For fraud disputes, avoid editorial language. Focus on objective facts that demonstrate authentication or delivery. Include whether AVS and CVV matched, whether 3DS authentication was completed, whether the device and IP were consistent with prior customer activity, and whether the item was delivered to the verified address. If the customer previously used the same account, mention historical activity only if it is relevant and compliant with your privacy policy.

A concise wording example: “The transaction was approved with AVS and CVV verification, and the order was fulfilled to the verified address. The account was accessed from the same device and region used in prior successful purchases. The merchant has no evidence that the payment was unauthorized.” The cleaner and more specific the statement, the easier it is for an issuer to follow.

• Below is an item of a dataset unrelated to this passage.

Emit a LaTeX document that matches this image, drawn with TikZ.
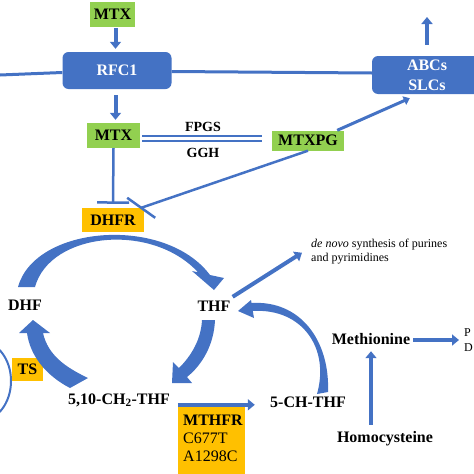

Template for subscription and billing disputes

Subscription cases often turn on consent and visibility. Your response should include the checkout screen or terms acceptance record, the renewal schedule, reminders sent, cancellation instructions, and the date the service was last used. If the customer canceled after the billing date, note that the cancellation was processed according to the stated policy. If a refund was already offered, state that clearly and document the amount and timing.

Good subscription evidence can also reduce future disputes by revealing whether product communication is unclear. For example, a merchant may notice that disputes spike after a promotional trial ends. In that case, the solution is not only better defense, but also better lifecycle messaging. Merchants managing recurring revenue often find the same logic in exclusive coupon codes and promotional funnels: the transition from discount to standard billing must be obvious.

6. When chargeback protection services make sense

Use protection services for specific risk profiles, not as a blanket substitute

Chargeback protection can be valuable, but it should not be treated as a replacement for prevention. These services are usually most useful when a merchant has high dispute volume, high average order values, thin margins on chargeback labor, or exposure to fraudulent repeat attacks. They can also help if your team lacks the bandwidth to assemble and submit evidence quickly. In those cases, paying for protection may be cheaper than repeatedly losing cases you cannot staff.

However, the economics matter. If a service only pays out after a claim is lost, or if the fee structure is too high, the merchant may be shifting cost rather than reducing it. This is why businesses that are trying to reduce merchant fees should evaluate chargeback protection in the same margin analysis as processing rates and cross-border costs. A protection service is worth it when its cost is lower than your expected loss plus labor.

Compare fraud coverage, workflow support, and eligibility rules

Not all programs cover the same scenarios. Some focus on card-not-present fraud, while others also cover friendly fraud or delivery disputes. Some require specific gateway integrations or post-transaction data sharing, and some exclude certain verticals or ticket sizes. Before signing, verify exactly which reason codes are covered, whether there are caps, whether the service still requires you to submit evidence, and whether the protection applies only if you follow prescribed transaction rules.

A practical way to evaluate vendors is to compare them against the tools already in your merchant payment solutions stack. Do they integrate with your gateway, CRM, and fulfillment system? Do they reduce manual work? Do they improve win rates enough to justify the fee? For merchants with custom payment flows, compatibility with a payment gateway that exposes rich event data can make the difference between a useful service and a costly add-on.

Use managed services when speed is your bottleneck

Sometimes the core issue is not evidence quality but response speed. If your team misses deadlines because support is understaffed, a managed dispute service can prevent avoidable losses. This is especially true for merchants with many low-touch transactions where dispute handling is operationally repetitive. Outsourcing the assembly and submission of cases can preserve internal bandwidth for prevention work.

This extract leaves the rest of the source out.